● Problem statement: Tally the lines below that contain the word "with", and give only that number.

● Extracted data:
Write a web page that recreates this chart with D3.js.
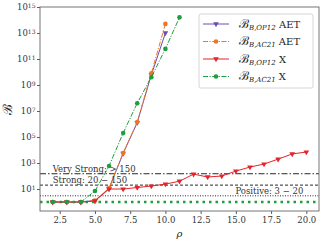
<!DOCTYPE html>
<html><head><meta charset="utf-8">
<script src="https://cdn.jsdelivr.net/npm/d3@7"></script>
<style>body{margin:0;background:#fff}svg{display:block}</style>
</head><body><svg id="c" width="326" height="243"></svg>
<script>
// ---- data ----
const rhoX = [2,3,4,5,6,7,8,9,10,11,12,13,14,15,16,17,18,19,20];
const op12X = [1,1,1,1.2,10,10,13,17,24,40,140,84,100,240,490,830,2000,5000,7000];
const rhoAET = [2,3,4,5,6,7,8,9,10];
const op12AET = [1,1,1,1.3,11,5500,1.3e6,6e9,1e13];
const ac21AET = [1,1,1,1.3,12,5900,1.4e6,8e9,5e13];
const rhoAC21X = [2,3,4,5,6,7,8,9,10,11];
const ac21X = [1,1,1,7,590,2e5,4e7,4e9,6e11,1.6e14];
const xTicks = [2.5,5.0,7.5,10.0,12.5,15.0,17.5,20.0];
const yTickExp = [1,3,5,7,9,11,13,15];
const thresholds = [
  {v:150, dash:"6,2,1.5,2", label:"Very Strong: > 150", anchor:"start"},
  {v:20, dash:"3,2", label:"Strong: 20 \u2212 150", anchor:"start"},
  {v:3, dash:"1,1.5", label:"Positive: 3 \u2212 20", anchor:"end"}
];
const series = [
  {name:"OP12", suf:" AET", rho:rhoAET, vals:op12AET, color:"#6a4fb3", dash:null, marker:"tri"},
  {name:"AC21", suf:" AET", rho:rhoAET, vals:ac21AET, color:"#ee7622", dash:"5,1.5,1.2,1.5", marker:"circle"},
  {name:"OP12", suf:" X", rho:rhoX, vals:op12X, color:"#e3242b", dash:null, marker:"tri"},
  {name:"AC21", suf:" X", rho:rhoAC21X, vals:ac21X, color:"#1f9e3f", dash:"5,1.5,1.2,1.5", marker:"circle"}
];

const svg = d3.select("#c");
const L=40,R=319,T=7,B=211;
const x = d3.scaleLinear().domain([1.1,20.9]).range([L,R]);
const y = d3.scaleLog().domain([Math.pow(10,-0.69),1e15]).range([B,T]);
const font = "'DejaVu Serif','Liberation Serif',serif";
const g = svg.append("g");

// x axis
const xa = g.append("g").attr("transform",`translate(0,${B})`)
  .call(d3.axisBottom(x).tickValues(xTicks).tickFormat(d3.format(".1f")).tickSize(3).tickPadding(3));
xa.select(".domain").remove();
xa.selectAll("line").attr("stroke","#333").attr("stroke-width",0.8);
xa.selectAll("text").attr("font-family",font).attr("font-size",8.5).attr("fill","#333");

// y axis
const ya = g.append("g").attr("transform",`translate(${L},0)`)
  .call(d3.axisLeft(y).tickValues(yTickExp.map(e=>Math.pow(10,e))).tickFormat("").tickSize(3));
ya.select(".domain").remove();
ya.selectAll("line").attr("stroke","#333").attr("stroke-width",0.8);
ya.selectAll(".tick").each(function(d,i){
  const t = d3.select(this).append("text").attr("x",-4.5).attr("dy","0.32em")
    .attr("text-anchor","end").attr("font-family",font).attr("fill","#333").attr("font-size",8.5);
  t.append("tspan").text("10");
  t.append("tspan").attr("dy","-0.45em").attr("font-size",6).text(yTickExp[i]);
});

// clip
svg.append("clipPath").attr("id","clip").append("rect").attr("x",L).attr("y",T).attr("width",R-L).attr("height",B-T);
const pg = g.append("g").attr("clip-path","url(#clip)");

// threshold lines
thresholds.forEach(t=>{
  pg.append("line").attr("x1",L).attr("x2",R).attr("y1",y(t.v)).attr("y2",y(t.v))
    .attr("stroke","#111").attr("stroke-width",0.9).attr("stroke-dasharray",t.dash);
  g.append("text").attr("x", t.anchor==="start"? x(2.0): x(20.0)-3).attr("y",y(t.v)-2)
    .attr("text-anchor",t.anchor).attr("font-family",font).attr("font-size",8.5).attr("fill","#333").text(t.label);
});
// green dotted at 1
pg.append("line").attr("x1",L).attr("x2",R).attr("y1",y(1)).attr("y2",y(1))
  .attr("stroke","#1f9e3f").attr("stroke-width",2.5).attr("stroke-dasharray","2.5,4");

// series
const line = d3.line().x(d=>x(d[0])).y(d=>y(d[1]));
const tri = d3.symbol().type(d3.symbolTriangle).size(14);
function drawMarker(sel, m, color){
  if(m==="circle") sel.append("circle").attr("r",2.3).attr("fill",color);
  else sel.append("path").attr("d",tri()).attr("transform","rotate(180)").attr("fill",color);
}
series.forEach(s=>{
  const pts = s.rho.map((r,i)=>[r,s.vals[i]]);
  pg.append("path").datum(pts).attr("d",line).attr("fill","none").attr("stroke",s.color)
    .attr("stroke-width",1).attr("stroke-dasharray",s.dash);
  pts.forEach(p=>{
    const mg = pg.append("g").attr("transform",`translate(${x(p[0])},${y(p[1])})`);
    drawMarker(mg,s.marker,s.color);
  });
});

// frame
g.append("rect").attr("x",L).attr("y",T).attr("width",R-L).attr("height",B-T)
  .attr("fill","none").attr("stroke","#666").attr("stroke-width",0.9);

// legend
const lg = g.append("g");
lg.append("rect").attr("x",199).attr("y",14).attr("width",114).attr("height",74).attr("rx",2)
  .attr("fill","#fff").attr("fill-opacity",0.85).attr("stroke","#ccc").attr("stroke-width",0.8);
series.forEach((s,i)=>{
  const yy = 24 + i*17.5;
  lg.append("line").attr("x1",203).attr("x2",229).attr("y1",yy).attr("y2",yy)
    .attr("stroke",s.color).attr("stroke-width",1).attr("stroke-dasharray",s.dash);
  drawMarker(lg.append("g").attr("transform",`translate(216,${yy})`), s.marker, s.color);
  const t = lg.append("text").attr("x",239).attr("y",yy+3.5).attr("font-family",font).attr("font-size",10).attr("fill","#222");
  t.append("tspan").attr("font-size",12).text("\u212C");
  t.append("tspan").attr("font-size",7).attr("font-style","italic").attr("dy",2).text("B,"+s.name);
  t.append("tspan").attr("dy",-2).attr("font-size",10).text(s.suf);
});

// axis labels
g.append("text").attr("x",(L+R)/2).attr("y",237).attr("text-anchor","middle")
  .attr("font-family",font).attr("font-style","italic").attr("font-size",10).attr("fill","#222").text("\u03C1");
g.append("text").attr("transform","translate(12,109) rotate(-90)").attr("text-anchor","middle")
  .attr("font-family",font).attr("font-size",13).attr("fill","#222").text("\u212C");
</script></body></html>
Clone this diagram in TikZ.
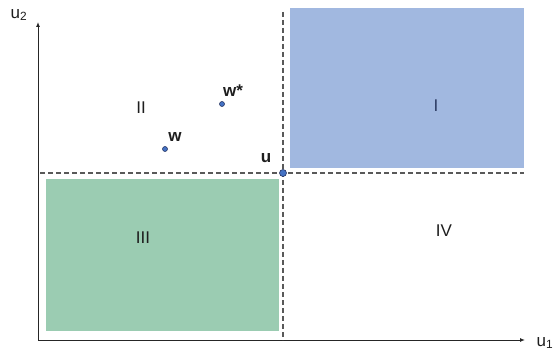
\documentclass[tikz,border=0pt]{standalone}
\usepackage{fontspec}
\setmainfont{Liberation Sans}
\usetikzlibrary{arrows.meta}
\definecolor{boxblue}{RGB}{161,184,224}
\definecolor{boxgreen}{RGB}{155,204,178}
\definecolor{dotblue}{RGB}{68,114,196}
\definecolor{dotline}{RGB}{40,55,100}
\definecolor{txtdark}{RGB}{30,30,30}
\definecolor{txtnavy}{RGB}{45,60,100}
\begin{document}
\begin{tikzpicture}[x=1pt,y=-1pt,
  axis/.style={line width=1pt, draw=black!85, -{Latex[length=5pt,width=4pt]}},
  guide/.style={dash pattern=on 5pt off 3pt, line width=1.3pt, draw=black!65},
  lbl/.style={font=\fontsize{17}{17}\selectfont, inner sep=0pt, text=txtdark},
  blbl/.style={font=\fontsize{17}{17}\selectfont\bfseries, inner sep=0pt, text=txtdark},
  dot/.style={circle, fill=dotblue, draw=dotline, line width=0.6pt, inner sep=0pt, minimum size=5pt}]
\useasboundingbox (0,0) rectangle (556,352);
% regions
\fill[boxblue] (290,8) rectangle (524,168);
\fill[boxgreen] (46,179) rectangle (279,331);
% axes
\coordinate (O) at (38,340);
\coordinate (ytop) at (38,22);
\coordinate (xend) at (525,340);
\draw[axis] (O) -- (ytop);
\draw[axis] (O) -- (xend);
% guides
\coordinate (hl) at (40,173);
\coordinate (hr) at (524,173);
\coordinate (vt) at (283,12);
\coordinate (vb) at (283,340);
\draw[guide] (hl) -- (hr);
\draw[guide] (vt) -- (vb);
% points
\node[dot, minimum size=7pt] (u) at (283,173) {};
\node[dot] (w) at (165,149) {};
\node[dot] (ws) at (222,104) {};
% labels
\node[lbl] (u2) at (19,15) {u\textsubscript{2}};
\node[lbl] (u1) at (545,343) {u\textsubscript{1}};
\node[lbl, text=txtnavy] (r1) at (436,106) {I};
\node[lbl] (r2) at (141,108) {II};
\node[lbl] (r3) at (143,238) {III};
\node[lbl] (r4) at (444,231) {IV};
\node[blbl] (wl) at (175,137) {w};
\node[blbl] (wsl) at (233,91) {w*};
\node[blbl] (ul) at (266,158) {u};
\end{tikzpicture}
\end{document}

...

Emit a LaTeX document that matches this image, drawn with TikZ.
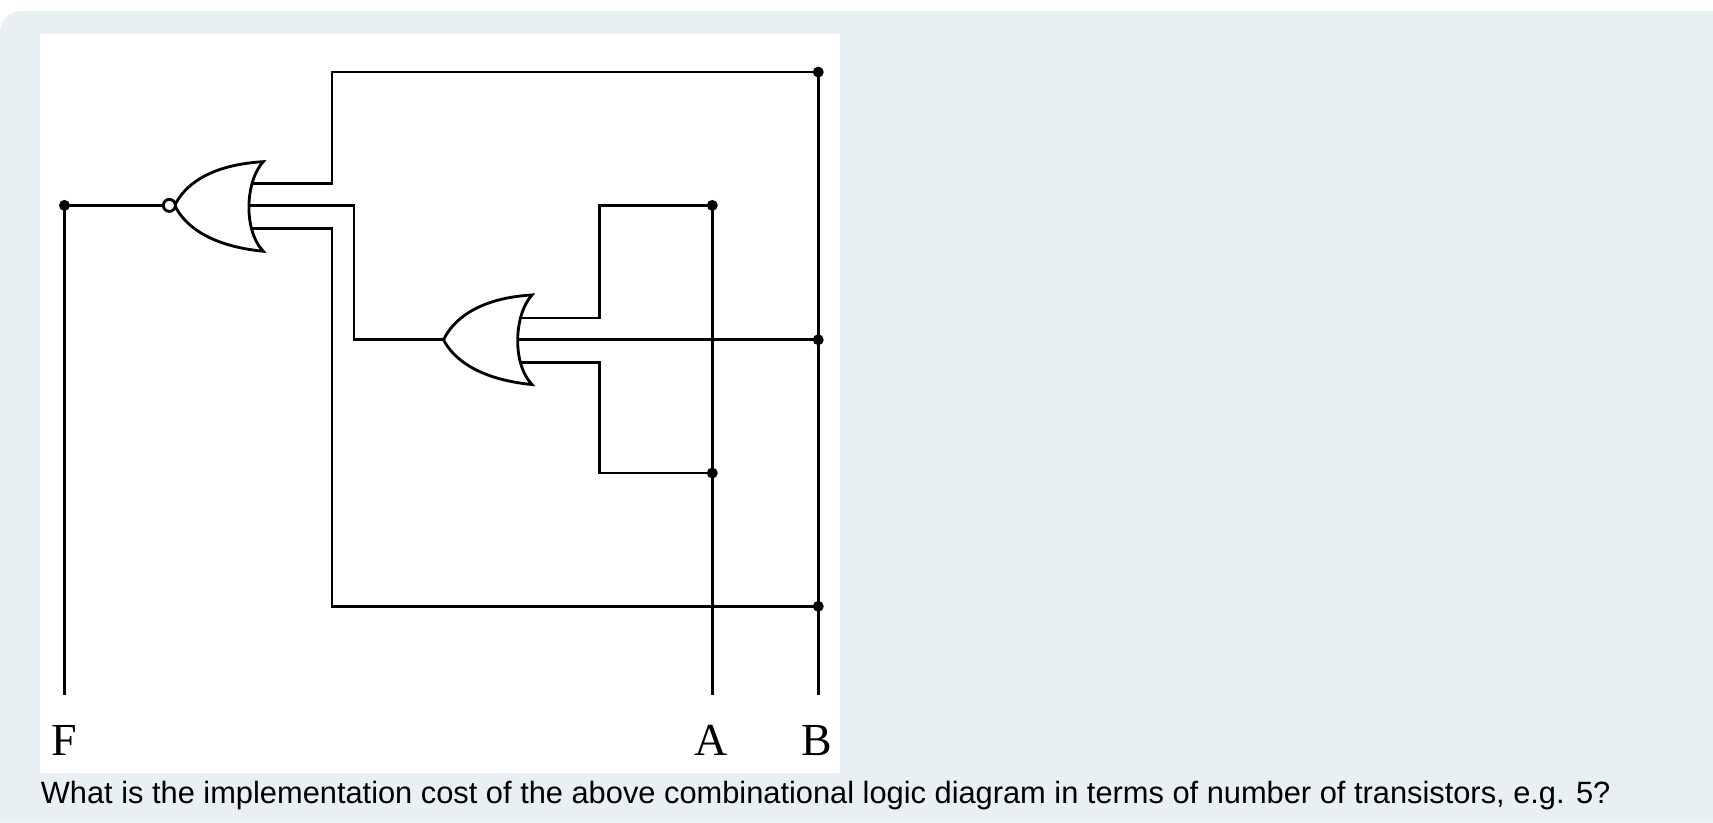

● Result for this task: 2